I am so thankful for the message of Jesus' victory over the grave, but I am nearly as thankful for the account of his struggle as the maw of death opened to receive Him. He cried, He fell to the ground, and He called out to His Father for another way. Along the knife's edge of that terrible evening He encouraged His disciples to pray, even as they failed over and again. "The spirit is willing," Christ lamented, "but the body is weak."

I am comforted to learn that Jesus did not relish suffering, that He cried out as any man would have, and that He that no word of response from His Heavenly Father is recorded. We don't like suffering, struggle and loneliness. He didn't either.

But I am convicted by Jesus' words as He urged His sleep-ridden disciples to "pray so that you will not fall into temptation."

Jesus' body was weak as well, but He doggedly kept at the task of prayer as a means to connect with the ways of His Father in Heaven even as the ways of this world closed in around Him. He wanted deliverance, but He would not accept this world's tempting version of it. There was no other way. Not for Jesus.

Soon the author of life would be torn asunder, His own blood flowing through the torn shreds of his garments and body. Once again the evil currents of this world had whelmed the clear stream of God's goodness and love. Evil had won.

Except it hadn't.

"And being found in appearance as a man, he humbled himself and became obedient to death-even death on a cross! There God exalted him to the highest place and gave him the name that is above every name, that at the name of Jesus every knee should bow, in heaven and on earth and under the earth." Philippians 2:8-9.

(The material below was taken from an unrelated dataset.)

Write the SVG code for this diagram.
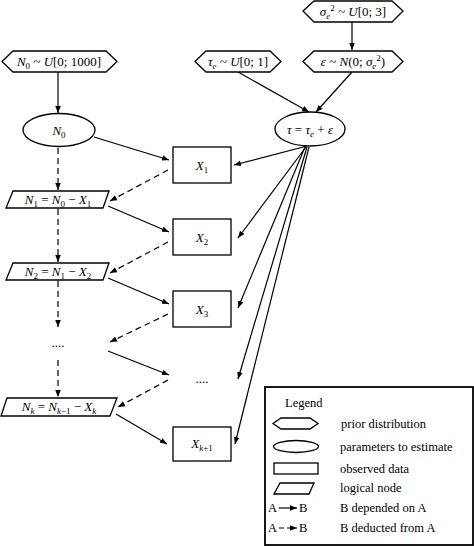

Easter is God's greatest reminder that death is not the final word. This world will oppose good, it will attack good, and it may even seem to kill it. But it can't. Take heart. Jesus has overcome the world by walking the longer, higher and deeper road that He now calls us to walk after Him.

I can no longer see our finches, as night has wrapped our porch in its rhythmic embrace. No matter, the rhythm of tomorrow beckons as does the hope that God's rhythms are deeper than the sparrows which shred and kill with cruel intention. "In the world you will have many trials," said Jesus, "but take heart, I have overcome the world."

Andy Meiser is the pastor of the Eshcol Brethren in Christ Church in Ickesburg.